Freud, Lacan et la question du sujet
L’énonciation et l’énoncé
Au théâtre, le sujet de l’énonciation est l’acteur, tandis que le sujet de l’énoncé est le dramaturge. Cette distinction permet de poser un cadre pour penser la place du sujet en psychanalyse. Mais si Lacan a redéfini cette question en termes de structure langagière, Freud, lui, proposait une autre division : celle du principe de plaisir et du principe de réalité.
Dans la théorie freudienne, la formation du sujet, de son jugement et du développement de sa pensée repose sur une différenciation essentielle entre deux types de jugement : le jugement d’attribution (« bon/pas bon ») et le jugement d’existence (« réel/fantasmé ») de l’objet. Cette distinction est fondamentale pour comprendre comment se constitue le rapport du sujet à la réalité.
Certes, le complexe d’Œdipe, l’interdit de l’inceste et la menace de castration ne constituent pas l’origine du monde.
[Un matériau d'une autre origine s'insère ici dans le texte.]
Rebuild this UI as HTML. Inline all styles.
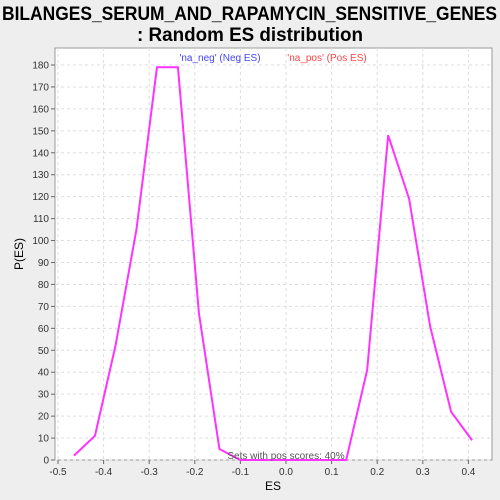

Freud, mieux que quiconque, savait que c’est la différence sexuelle qui distingue l’homme de l’animal. Toutefois, son analyse du petit Hans a montré que cette différence sexuelle ne joue aucun rôle déterminant dans la période infantile. C’est l’Œdipe, et lui seul, qui permet de distinguer l’homme civilisé de l’homme barbare, l’homme éduqué du non-éduqué.
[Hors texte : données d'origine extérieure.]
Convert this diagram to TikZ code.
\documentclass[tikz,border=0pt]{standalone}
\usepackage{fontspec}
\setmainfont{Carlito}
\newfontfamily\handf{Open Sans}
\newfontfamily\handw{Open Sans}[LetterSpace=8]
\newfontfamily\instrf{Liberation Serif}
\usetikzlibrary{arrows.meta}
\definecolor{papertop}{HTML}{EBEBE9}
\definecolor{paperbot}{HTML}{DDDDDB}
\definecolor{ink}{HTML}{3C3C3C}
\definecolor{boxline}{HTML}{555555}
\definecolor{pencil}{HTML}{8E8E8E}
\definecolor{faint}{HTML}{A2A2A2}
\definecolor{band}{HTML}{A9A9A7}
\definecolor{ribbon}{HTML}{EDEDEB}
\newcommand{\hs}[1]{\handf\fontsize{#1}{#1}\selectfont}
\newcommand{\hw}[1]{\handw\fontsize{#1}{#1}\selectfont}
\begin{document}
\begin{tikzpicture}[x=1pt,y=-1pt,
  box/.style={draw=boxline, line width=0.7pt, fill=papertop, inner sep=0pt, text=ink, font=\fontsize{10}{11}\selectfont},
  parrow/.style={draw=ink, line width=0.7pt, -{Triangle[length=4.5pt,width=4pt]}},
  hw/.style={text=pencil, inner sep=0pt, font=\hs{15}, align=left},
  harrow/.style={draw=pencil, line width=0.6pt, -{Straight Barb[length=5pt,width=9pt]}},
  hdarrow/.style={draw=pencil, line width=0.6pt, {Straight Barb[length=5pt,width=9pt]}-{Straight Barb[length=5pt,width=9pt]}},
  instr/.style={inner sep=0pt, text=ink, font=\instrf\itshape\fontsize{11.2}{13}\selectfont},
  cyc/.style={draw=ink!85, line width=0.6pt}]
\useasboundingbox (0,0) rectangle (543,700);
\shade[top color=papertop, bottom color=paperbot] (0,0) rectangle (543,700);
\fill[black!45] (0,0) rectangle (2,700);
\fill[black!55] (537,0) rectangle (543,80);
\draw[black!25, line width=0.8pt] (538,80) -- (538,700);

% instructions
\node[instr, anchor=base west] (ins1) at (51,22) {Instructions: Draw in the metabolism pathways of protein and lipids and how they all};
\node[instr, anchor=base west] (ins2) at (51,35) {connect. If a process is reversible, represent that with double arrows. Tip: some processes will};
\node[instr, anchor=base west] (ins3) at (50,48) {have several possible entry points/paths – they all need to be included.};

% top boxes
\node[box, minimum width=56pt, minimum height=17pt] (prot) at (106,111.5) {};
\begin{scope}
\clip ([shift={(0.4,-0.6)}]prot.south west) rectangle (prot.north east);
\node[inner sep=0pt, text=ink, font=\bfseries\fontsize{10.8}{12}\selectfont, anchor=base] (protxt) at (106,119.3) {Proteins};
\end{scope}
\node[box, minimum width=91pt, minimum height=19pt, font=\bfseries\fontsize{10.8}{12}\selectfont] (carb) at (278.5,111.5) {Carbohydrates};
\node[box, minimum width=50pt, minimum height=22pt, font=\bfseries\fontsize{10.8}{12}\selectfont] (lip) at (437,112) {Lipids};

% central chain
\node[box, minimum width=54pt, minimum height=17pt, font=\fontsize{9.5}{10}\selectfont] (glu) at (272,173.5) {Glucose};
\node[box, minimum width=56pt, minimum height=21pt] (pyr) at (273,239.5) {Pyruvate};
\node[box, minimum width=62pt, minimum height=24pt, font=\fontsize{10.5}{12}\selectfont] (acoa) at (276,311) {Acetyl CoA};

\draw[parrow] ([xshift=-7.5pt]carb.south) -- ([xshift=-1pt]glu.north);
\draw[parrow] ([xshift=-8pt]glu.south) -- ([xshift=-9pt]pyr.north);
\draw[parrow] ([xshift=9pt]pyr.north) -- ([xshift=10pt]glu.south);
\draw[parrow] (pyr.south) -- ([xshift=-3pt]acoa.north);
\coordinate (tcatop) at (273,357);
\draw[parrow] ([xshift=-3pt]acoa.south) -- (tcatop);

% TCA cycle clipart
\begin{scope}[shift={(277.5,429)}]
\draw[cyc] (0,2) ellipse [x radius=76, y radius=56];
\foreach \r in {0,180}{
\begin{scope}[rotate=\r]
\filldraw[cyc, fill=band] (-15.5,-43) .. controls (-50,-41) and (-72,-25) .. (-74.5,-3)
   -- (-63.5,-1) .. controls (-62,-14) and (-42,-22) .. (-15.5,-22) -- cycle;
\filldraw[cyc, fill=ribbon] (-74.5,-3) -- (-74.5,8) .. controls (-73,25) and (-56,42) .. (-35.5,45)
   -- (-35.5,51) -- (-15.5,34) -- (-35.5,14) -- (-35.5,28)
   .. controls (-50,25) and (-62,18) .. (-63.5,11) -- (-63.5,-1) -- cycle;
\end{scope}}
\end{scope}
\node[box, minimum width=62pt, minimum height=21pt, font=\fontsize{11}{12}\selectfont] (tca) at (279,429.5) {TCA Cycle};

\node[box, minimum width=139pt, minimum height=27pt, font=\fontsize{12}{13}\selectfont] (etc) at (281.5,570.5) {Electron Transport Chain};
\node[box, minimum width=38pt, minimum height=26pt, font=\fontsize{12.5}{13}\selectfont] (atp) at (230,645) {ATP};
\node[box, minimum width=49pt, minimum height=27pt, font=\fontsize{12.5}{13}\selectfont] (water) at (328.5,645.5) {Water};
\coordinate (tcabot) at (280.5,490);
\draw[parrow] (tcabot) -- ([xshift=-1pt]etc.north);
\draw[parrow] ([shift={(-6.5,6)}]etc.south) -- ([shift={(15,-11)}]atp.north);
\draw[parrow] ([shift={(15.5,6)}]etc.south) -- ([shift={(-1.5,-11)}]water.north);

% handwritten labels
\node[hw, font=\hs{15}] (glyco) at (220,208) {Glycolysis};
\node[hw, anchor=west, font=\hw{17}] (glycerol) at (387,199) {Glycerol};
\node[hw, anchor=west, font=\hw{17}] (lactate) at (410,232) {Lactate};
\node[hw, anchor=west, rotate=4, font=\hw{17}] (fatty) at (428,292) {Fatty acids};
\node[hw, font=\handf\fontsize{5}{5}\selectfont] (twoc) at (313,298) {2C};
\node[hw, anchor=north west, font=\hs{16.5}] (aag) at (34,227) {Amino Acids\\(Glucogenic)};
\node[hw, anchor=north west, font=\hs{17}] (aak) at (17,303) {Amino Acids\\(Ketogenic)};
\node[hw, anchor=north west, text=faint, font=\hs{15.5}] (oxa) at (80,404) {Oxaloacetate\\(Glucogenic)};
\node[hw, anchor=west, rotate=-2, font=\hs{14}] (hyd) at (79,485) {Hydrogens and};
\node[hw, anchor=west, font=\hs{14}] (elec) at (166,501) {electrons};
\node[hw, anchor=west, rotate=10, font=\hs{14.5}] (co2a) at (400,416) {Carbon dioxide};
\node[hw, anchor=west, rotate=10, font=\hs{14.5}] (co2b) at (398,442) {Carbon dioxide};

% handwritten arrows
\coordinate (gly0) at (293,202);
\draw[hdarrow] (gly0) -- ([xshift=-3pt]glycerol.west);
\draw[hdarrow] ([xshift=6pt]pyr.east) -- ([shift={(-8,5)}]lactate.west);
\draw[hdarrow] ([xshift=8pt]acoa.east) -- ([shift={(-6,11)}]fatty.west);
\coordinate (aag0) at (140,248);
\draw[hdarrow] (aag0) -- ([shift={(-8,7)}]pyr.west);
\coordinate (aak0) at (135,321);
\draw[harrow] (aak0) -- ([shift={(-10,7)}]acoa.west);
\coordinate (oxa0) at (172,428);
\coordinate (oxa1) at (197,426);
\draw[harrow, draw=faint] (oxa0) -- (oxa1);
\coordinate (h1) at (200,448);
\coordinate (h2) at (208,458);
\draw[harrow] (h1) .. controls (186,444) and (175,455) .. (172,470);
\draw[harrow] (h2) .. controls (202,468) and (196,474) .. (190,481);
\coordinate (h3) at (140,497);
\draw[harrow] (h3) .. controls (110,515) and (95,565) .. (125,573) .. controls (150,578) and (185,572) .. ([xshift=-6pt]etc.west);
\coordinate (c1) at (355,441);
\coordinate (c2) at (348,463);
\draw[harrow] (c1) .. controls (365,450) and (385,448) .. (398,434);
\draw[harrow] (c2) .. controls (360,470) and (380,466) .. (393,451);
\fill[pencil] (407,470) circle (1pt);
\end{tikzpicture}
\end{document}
La parole freudienne : entre réalité et sublimation
Freud n’a jamais affirmé que le mot pouvait tuer la chose. Au contraire, le mot fait exister la chose, car le signifiant garantit la réalité effective du signifié. En psychanalyse, cette prise en compte du langage implique une responsabilité éthique : le psychanalyste doit s’assurer que le patient suspende toute décision vitale durant la cure. Il devient ainsi garant d’un espace où la parole opère.
Le transfert, moteur de la cure, est aussi son principal obstacle. Freud insiste sur la vigilance nécessaire face à la compulsion de répétition. Le patient se remémore et travaille (durcharbeiten) dans la relation analytique les dynamiques inconscientes de son conflit psychique infantile. Mais s’il rejoue ces conflits dans le transfert à l’analyste ou pire, dans sa vie quotidienne, il y a là un risque majeur. C’est pourquoi Freud s’oppose à une libre expression du transfert, contrairement aux analystes qui l’ont suivi. Freud ne parle jamais d’acting out mais toujours de passage à l’acte (Agieren), lorsque le patient répète inconsciemment un conflit refoulé au lieu de s’en souvenir et de le mettre au travail.
Le dernier poète et la survivance du désir
Freud pose une question troublante dans sa réflexion sur le poète : « Mourra le dernier homme quand mourra le dernier des poètes ». Cette phrase, à la fois équivoque et prophétique, suggère que le poète est le dernier survivant de l’humanité. Son désir persiste là où les autres hommes échouent à sublimer. Le dernier poète sera le dernier homme parce qu’il sera le dernier à désirer.
Cette interrogation freudienne invite à penser le lien entre sublimation et psychopathologie. Le poète, par sa capacité à transformer ses conflits en création, incarne cette ultime résistance face à l’effondrement du désir. Mais alors, quel est le prix de cette position extrême ? Freud nous laisse sur cette énigme, où le destin du sujet se joue entre parole et silence, entre répétition et élaboration, entre vie et mort.